Retry policies need explicit bounds and backoff. Exponential backoff with jitter, a hard cap on attempts, and a dead-letter path for exhausted retries. Unbounded retries on a payment instruction will eventually cause a duplicate payment — a failure mode that's far more expensive than a failed transaction. 


Timeouts are business decisions. How long should a loan approval wait for a credit bureau response before escalating? That's an SLA conversation, not a http.client.timeout value. Model timeouts as explicit events in the process manager: when one fires, it should trigger a defined transition — retry, escalate, compensate, alert — not a silent expiry. Timeouts that disappear into logs without driving a state change are operational debt. 


Invariant enforcement in regulated environments 


Banking processes carry hard invariants: a loan cannot disburse if KYC is not in an approved state; a chargeback cannot close without a linked dispute record.

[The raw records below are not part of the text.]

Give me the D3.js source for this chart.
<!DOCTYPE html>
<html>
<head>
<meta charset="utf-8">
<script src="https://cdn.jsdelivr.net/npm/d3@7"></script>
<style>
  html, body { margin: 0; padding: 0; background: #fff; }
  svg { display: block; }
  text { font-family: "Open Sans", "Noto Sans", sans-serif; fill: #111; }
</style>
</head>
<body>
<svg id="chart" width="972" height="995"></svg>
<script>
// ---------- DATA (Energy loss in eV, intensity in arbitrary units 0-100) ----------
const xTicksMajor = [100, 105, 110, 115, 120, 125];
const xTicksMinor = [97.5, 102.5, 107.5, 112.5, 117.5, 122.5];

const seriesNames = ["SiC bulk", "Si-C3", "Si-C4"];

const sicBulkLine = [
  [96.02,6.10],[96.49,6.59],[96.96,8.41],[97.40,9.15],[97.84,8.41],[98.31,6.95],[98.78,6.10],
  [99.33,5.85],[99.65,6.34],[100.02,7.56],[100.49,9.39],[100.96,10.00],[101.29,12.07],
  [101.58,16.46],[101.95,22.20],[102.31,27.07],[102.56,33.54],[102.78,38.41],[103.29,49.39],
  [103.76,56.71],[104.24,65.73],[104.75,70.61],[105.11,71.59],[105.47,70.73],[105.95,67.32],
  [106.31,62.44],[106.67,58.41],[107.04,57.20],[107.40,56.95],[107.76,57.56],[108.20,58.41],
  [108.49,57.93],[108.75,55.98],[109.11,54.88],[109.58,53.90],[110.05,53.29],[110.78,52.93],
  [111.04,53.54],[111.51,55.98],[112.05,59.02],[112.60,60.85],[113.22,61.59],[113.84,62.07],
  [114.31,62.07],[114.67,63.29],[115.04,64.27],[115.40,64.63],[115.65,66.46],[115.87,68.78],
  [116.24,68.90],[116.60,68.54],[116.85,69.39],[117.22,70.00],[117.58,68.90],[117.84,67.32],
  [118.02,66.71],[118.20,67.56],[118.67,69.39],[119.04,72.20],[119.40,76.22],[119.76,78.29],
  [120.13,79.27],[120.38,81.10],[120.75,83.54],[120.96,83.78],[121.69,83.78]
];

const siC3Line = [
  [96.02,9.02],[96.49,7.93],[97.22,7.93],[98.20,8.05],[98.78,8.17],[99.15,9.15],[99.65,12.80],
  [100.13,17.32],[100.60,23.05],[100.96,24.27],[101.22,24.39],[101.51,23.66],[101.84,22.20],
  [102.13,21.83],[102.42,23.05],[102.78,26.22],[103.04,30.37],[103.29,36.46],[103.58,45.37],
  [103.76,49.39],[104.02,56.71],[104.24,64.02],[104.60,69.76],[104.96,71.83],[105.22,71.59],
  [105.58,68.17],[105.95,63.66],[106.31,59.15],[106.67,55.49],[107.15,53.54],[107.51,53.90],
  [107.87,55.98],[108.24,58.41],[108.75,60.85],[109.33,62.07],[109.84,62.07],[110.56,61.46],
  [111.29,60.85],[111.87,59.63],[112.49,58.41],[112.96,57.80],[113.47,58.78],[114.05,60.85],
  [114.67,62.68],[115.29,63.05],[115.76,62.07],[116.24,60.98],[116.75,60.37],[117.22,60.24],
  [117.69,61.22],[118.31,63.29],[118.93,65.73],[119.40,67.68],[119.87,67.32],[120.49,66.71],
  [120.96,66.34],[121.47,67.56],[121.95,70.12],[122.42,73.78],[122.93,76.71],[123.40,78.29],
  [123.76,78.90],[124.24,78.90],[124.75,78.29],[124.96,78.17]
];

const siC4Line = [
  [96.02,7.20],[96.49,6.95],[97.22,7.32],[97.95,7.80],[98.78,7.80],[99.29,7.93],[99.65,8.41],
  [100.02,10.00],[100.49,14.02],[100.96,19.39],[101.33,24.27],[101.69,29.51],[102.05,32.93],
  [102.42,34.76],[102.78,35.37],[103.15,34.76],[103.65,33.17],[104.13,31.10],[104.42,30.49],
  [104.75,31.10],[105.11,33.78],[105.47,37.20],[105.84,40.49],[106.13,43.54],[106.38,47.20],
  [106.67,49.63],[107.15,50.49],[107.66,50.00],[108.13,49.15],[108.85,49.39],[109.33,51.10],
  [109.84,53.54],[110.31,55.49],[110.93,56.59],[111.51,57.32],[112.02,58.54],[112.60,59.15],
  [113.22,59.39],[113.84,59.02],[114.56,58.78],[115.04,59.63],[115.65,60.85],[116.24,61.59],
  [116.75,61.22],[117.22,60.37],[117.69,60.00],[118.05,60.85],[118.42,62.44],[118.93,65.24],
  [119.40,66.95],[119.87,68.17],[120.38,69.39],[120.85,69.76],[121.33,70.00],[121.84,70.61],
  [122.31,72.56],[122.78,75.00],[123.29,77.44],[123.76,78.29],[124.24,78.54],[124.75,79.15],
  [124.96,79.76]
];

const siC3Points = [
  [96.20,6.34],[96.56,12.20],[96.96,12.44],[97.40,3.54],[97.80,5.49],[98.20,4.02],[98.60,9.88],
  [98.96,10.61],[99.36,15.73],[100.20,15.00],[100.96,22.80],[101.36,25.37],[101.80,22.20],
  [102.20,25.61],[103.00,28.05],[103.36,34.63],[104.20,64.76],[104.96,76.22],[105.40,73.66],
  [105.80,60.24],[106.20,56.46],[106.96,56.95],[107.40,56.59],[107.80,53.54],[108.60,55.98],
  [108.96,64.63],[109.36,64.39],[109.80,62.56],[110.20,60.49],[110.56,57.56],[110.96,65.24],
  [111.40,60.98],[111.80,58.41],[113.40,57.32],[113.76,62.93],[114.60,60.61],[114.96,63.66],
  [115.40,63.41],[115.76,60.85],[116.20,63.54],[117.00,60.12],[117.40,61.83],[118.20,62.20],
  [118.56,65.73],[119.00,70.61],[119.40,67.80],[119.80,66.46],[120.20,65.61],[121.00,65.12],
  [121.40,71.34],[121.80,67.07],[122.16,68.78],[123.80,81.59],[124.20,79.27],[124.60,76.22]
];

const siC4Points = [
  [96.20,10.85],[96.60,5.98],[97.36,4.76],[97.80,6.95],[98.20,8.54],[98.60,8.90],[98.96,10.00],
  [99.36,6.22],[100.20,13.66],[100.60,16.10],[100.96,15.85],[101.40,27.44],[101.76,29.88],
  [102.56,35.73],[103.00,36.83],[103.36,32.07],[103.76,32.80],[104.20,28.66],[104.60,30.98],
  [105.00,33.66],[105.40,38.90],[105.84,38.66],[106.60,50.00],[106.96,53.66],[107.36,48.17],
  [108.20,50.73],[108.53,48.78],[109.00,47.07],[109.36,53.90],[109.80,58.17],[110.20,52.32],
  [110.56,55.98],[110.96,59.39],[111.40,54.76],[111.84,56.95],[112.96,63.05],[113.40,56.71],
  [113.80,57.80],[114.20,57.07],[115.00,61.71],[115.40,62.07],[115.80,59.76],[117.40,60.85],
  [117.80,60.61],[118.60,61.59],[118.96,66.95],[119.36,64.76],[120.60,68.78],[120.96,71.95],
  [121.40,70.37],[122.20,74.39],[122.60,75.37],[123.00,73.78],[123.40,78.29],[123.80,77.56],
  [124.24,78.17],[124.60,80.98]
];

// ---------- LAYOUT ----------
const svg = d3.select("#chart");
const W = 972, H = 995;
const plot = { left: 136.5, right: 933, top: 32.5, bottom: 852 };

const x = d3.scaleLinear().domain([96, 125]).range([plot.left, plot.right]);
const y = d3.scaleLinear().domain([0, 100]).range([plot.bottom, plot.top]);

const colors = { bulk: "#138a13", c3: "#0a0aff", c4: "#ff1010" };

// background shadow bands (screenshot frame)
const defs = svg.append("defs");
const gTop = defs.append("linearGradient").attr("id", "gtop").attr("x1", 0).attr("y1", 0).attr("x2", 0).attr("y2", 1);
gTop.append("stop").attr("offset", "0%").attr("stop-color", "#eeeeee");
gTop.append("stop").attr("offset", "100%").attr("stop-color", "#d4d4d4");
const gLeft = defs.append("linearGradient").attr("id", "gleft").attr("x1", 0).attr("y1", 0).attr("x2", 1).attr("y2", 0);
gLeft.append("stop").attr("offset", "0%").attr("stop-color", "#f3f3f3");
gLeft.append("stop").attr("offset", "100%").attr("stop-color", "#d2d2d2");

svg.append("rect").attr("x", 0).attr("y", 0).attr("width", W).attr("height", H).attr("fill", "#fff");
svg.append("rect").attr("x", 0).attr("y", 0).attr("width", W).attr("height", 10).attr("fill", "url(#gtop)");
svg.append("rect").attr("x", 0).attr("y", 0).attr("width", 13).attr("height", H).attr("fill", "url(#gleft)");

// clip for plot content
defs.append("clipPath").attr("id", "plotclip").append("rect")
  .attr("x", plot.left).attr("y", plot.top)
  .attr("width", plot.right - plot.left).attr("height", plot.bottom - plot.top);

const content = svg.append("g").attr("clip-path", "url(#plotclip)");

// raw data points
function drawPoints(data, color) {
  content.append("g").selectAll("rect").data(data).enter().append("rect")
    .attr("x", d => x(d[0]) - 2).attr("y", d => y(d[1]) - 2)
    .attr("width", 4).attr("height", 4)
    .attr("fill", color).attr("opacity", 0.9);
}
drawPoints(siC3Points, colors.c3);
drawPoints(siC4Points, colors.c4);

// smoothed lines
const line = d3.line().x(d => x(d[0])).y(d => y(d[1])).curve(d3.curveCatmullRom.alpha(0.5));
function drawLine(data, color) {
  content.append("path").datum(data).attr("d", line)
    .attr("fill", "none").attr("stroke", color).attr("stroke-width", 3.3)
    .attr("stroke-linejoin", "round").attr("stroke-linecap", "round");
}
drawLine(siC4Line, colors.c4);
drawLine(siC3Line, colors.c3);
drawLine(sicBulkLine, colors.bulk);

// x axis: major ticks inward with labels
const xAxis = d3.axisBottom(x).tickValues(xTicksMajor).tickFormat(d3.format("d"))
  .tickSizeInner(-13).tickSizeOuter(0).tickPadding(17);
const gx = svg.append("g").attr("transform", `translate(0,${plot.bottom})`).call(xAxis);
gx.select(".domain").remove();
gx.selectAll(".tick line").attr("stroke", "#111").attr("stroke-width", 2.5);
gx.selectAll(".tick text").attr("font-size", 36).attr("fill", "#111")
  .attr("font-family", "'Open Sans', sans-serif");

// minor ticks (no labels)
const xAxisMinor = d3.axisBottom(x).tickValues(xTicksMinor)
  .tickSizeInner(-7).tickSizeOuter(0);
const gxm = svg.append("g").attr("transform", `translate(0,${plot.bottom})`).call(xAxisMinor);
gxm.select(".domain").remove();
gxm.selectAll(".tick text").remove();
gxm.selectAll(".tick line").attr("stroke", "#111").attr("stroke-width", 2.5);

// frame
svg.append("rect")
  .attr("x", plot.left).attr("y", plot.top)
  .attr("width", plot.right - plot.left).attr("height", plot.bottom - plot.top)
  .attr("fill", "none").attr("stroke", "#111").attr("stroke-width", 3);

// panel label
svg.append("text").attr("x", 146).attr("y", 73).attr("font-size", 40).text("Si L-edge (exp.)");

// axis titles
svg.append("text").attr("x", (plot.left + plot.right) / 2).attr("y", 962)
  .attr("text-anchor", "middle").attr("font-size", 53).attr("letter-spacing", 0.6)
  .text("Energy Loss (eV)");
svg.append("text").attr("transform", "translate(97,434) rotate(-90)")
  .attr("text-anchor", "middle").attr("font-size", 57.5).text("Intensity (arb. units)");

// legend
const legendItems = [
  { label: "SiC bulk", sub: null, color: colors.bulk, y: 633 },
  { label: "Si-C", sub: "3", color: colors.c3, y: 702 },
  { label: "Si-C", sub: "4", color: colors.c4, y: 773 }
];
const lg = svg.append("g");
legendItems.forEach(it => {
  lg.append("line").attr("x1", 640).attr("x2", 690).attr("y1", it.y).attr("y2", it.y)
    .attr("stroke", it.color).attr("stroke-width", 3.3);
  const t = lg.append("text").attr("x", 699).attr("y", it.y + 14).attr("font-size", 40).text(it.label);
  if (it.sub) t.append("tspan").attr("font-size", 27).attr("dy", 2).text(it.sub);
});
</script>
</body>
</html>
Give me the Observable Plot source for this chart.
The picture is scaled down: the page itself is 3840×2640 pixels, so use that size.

The instinct is to enforce these in the downstream services, but I've seen this pattern break badly when a new team member adds a direct API call that bypasses the workflow. Put the invariant checks in the process manager itself. The business rules stay visible, centralised, and version-controlled alongside the workflow definition. 


Every state transition should be logged with a timestamp, the triggering event, and the actor — whether that's a service identity or a human user. The process state should be queryable as a single authoritative record, not reconstructed from event log joins. When a regulator asks why a specific customer's onboarding was paused for 48 hours, the answer should come from a direct query, not a forensic investigation across three services. 


Takeaway 


Sagas give you resilience and auditability at the cost of real operational complexity. That trade-off is worth making for long-running, cross-service, regulated workflows. For everything else, reach for the simpler pattern first — a reliable queue, idempotent writes, and a well-defined state machine will cover more ground than most teams expect. The discipline is in making that call deliberately, not defaulting to the most sophisticated tool in the box.